→ **SET EXERCISE**
Pick out each line containing the string "that".

→ **RECORDS FOR PROCESSING**
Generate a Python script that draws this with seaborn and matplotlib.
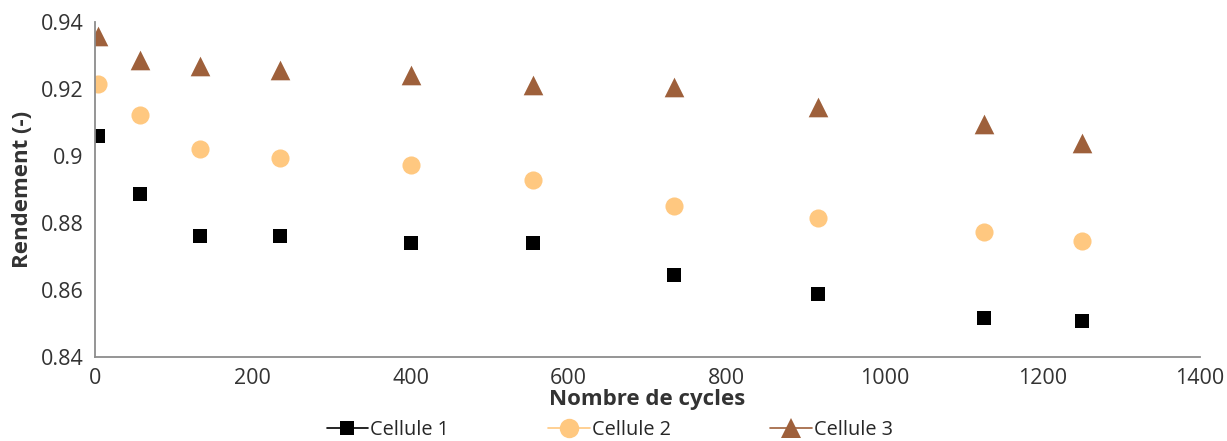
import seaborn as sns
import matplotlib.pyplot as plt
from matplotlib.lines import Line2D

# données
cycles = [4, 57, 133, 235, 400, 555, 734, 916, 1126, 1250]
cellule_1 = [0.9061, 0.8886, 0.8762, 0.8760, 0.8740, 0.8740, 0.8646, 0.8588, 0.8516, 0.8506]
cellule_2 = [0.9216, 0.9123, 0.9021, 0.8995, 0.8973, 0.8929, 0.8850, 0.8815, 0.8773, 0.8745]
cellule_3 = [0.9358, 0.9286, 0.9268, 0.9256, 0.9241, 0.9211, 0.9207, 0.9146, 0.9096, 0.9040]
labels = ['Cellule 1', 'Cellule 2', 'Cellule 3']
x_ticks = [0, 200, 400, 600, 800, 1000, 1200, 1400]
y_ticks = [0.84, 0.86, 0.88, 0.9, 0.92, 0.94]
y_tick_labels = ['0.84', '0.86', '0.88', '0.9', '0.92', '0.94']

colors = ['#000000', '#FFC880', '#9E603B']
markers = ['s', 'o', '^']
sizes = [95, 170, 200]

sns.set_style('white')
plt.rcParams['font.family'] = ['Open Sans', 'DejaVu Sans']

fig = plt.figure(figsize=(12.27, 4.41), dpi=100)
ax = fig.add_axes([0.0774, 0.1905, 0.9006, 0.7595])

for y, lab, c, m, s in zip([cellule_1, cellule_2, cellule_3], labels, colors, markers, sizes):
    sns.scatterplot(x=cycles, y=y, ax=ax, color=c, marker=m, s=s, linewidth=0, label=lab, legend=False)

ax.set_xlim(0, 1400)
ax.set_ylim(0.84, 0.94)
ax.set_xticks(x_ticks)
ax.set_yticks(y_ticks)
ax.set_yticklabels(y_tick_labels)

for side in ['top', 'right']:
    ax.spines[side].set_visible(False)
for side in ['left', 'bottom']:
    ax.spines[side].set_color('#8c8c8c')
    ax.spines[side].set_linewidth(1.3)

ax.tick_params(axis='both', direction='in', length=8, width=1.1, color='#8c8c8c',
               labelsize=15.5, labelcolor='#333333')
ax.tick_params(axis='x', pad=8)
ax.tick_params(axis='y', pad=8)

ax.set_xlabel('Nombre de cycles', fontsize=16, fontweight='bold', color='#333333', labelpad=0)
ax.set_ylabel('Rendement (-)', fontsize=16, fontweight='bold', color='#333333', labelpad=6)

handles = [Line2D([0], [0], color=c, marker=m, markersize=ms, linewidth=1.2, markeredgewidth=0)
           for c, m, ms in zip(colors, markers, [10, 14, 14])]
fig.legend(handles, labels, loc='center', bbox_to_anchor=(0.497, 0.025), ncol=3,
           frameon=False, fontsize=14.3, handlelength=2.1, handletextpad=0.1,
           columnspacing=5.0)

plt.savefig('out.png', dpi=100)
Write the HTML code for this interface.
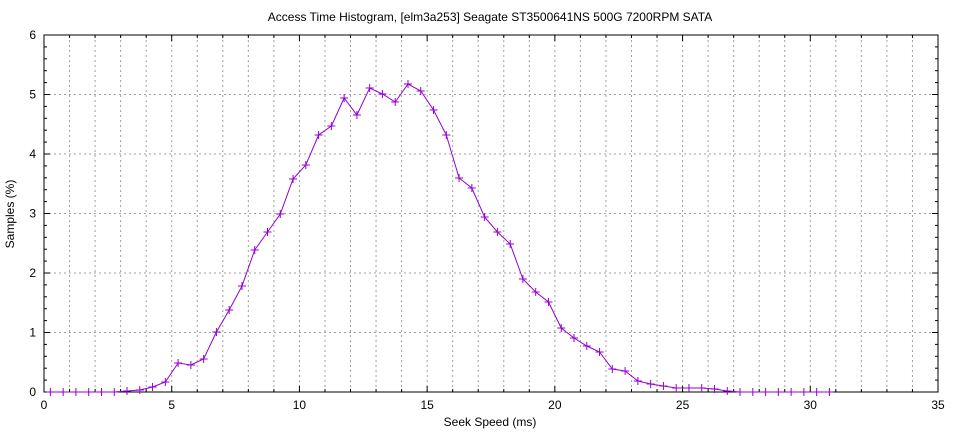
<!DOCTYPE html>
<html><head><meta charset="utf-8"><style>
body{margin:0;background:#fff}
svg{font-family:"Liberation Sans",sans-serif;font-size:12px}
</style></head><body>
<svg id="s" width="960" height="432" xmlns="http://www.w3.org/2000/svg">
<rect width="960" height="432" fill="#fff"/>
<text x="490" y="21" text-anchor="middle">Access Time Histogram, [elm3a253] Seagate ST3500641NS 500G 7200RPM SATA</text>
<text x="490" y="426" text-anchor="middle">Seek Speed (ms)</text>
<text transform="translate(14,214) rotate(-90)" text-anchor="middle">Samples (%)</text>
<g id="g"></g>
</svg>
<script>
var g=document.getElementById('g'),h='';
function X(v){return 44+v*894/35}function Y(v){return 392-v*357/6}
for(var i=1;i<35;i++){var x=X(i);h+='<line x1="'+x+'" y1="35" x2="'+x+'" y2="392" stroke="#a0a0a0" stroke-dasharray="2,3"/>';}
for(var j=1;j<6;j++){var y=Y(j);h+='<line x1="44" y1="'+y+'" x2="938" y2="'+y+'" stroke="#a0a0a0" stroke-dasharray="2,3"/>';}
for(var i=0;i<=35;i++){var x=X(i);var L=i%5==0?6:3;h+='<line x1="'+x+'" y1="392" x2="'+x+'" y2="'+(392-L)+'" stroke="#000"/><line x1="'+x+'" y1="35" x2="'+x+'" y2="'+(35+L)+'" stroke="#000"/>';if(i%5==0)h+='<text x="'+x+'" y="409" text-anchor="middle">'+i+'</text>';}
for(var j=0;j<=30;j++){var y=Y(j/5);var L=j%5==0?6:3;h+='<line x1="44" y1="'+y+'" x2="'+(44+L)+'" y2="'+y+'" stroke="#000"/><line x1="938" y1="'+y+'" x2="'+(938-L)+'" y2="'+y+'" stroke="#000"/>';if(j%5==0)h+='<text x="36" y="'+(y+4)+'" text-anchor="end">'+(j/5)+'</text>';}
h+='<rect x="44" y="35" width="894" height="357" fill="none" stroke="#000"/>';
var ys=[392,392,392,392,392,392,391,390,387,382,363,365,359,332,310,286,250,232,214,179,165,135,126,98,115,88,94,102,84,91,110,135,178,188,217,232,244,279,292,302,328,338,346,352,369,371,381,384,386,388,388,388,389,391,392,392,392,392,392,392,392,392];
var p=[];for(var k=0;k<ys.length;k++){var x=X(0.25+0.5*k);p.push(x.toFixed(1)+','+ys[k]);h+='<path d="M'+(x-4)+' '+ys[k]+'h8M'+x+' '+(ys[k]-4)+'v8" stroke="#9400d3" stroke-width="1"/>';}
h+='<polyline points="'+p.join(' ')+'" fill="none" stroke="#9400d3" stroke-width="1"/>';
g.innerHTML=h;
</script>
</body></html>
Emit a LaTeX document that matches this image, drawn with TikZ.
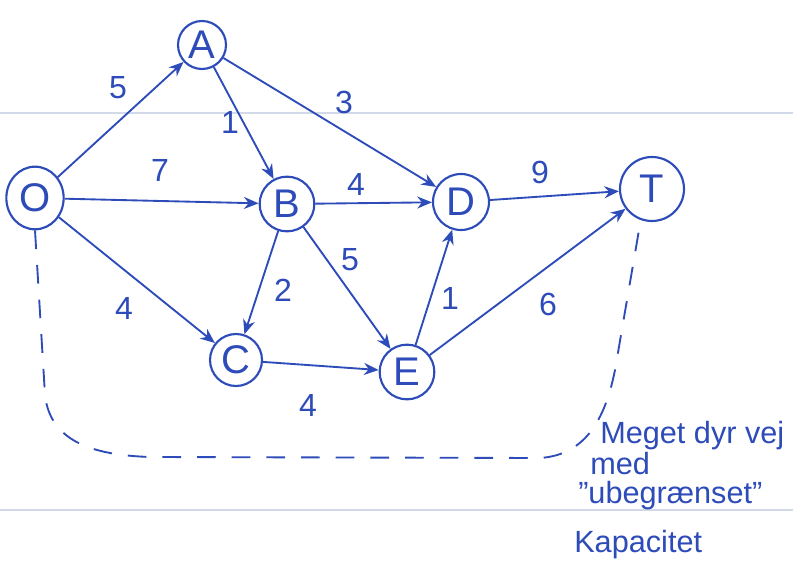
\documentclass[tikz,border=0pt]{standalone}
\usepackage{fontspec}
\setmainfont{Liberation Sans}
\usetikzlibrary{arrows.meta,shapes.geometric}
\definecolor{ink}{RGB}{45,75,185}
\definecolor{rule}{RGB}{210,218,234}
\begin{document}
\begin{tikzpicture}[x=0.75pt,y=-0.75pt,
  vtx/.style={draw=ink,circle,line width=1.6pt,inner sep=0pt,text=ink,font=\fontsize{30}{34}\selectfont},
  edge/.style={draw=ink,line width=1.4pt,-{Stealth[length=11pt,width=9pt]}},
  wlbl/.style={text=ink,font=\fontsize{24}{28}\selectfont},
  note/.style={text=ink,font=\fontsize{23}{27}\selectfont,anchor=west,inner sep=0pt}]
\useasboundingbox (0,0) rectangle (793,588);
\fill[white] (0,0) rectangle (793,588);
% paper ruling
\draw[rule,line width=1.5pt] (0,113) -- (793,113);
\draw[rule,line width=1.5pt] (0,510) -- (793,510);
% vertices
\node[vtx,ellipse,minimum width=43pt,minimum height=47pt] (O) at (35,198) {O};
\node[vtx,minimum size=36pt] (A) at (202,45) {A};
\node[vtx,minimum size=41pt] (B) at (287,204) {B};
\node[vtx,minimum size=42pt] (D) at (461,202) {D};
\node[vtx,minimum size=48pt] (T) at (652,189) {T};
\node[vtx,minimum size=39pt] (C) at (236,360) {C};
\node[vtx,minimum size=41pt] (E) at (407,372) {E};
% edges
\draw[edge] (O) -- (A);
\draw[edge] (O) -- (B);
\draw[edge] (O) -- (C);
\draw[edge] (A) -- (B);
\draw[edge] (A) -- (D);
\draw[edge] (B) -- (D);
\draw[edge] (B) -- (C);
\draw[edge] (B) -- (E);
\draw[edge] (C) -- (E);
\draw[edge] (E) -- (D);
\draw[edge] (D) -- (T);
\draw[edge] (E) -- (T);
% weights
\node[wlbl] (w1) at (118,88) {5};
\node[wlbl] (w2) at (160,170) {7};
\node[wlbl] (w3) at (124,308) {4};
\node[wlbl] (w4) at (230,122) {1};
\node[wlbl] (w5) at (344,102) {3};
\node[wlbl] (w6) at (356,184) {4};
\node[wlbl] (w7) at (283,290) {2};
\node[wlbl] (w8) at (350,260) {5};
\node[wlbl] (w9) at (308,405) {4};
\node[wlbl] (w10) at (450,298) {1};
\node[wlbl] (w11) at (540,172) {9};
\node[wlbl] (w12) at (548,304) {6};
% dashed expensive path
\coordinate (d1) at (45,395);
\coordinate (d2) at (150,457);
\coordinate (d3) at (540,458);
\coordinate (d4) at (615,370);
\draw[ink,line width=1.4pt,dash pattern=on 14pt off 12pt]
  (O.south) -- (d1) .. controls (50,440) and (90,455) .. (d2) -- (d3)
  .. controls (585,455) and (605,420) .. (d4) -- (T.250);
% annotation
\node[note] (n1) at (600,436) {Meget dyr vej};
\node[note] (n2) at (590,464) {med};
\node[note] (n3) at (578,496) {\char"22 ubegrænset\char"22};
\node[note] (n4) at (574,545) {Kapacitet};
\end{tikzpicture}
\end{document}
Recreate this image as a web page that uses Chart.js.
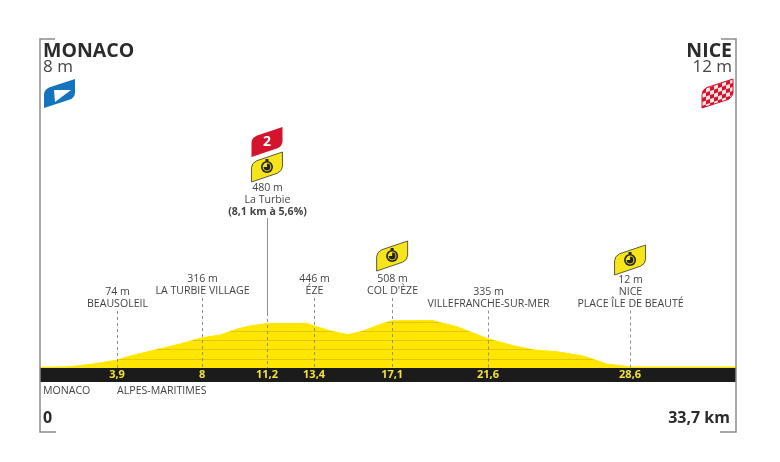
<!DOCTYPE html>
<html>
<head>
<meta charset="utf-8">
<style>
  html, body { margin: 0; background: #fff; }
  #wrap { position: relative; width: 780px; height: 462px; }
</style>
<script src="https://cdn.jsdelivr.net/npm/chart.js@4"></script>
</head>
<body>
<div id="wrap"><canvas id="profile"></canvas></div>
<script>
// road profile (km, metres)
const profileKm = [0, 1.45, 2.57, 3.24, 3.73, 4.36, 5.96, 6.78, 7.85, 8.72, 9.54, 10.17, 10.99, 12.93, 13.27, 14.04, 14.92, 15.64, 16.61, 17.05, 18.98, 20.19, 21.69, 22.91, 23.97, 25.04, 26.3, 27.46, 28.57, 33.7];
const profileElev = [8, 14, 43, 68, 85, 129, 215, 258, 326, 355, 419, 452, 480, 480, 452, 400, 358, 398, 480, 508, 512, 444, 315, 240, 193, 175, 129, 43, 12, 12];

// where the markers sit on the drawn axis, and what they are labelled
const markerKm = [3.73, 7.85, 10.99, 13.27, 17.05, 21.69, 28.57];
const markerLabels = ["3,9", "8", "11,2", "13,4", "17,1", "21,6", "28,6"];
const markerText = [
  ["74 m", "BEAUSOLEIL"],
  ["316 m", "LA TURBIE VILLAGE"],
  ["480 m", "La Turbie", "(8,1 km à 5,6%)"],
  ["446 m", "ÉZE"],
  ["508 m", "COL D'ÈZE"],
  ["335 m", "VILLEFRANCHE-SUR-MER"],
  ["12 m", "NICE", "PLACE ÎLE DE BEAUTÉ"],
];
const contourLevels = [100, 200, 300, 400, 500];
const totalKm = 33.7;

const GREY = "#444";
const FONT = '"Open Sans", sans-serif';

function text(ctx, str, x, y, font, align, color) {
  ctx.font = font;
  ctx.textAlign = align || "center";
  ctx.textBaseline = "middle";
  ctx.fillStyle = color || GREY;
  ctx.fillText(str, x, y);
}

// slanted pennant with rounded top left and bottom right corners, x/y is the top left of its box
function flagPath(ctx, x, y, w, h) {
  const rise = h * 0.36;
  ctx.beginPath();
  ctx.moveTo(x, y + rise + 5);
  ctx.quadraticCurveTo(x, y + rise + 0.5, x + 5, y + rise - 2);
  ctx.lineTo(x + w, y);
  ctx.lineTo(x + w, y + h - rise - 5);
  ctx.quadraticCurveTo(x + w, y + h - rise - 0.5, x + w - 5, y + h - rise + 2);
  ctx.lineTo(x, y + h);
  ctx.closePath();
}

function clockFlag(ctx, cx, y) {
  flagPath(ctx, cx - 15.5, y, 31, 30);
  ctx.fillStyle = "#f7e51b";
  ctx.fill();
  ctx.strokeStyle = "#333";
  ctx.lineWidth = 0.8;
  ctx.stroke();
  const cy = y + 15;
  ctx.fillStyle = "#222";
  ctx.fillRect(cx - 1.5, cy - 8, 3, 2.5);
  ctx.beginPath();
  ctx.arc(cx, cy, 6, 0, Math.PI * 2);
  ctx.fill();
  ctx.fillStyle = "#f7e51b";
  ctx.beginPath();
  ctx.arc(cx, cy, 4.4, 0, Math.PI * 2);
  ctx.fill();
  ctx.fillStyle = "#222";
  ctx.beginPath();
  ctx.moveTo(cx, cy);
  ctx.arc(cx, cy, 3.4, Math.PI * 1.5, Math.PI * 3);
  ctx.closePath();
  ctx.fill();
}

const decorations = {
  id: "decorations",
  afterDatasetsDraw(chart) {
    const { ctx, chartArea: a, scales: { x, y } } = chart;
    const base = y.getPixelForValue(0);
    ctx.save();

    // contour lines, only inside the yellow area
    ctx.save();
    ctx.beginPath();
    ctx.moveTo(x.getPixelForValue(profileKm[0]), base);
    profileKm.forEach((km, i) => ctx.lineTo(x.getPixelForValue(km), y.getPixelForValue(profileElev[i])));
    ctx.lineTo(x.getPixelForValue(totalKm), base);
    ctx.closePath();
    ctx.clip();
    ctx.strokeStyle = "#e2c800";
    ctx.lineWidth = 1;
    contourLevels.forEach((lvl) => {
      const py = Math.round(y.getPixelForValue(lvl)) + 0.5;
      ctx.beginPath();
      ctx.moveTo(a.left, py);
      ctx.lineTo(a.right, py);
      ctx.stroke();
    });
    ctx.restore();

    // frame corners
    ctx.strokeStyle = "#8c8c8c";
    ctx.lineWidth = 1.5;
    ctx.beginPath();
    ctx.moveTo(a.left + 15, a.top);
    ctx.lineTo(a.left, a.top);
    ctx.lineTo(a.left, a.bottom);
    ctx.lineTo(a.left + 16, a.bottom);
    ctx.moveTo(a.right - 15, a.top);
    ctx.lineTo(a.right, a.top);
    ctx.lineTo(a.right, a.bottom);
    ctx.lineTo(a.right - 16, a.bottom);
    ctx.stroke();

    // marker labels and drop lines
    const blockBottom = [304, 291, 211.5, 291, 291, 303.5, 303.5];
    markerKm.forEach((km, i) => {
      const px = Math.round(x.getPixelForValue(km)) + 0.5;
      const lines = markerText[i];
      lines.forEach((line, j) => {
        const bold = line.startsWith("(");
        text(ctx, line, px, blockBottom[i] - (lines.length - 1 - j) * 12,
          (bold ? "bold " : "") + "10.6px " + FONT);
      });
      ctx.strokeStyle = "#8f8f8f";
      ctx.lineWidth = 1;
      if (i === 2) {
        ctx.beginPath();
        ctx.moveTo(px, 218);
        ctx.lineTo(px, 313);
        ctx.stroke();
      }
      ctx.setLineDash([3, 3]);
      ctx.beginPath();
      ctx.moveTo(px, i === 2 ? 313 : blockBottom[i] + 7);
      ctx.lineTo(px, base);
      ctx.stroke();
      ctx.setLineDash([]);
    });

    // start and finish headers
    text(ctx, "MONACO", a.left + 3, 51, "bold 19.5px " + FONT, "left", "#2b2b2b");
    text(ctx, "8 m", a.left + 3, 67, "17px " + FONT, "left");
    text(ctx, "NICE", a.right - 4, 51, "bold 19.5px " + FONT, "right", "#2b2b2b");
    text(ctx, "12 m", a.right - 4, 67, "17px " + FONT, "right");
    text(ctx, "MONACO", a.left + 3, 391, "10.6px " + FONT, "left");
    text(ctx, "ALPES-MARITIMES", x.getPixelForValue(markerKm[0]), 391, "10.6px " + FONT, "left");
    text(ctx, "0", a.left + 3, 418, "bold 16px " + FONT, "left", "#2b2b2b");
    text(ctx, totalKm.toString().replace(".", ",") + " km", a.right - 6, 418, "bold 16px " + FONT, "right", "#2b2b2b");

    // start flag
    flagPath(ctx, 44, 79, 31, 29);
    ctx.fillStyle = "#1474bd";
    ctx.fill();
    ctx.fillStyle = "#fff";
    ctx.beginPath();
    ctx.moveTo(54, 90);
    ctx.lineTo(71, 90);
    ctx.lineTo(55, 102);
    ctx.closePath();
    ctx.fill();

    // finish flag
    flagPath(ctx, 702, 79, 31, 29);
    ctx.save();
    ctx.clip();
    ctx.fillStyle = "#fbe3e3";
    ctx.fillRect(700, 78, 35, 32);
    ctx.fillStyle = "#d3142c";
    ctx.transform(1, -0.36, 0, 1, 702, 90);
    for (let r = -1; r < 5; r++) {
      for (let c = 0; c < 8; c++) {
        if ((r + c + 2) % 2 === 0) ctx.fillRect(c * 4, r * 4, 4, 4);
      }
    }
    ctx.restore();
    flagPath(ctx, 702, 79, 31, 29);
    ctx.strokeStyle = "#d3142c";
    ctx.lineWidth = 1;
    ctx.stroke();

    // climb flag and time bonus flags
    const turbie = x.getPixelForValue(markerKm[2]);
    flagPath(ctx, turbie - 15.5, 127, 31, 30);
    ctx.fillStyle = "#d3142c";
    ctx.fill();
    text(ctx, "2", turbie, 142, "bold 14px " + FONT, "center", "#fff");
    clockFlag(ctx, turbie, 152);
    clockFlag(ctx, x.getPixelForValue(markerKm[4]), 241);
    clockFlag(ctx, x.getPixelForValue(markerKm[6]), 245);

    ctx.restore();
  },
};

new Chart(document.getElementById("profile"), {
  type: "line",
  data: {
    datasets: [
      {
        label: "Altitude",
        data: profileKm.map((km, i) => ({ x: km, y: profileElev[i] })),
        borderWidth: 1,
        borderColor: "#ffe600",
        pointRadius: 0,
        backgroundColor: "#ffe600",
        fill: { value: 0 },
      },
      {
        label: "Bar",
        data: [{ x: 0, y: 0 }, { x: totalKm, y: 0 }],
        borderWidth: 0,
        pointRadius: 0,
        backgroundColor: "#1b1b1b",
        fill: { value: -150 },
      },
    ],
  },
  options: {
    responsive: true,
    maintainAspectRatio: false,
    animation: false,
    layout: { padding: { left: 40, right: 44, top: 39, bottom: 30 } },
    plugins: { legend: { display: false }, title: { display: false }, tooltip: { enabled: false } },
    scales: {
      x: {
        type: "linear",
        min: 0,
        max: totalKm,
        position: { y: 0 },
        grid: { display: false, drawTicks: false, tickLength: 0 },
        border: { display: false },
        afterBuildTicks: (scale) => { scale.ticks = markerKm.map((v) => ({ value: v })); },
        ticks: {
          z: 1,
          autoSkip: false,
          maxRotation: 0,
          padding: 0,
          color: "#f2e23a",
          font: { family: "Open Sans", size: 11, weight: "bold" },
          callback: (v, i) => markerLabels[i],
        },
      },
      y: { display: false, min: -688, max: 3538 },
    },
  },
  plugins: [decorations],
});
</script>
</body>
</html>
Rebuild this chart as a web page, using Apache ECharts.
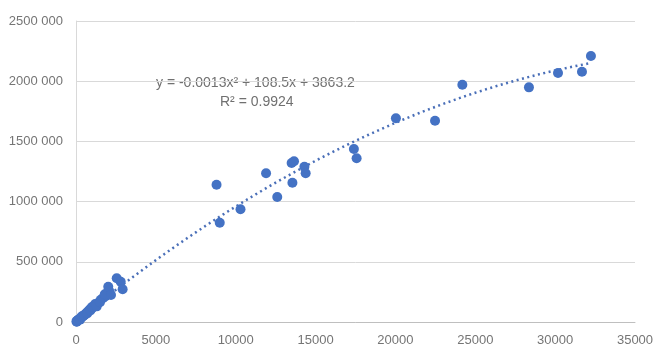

→ **RIGHT ANSWER**
Generate a Python script that draws this with seaborn and matplotlib.
Emit a LaTeX document that matches this image, drawn with TikZ.
Recreate this image as a web page that uses Chart.js.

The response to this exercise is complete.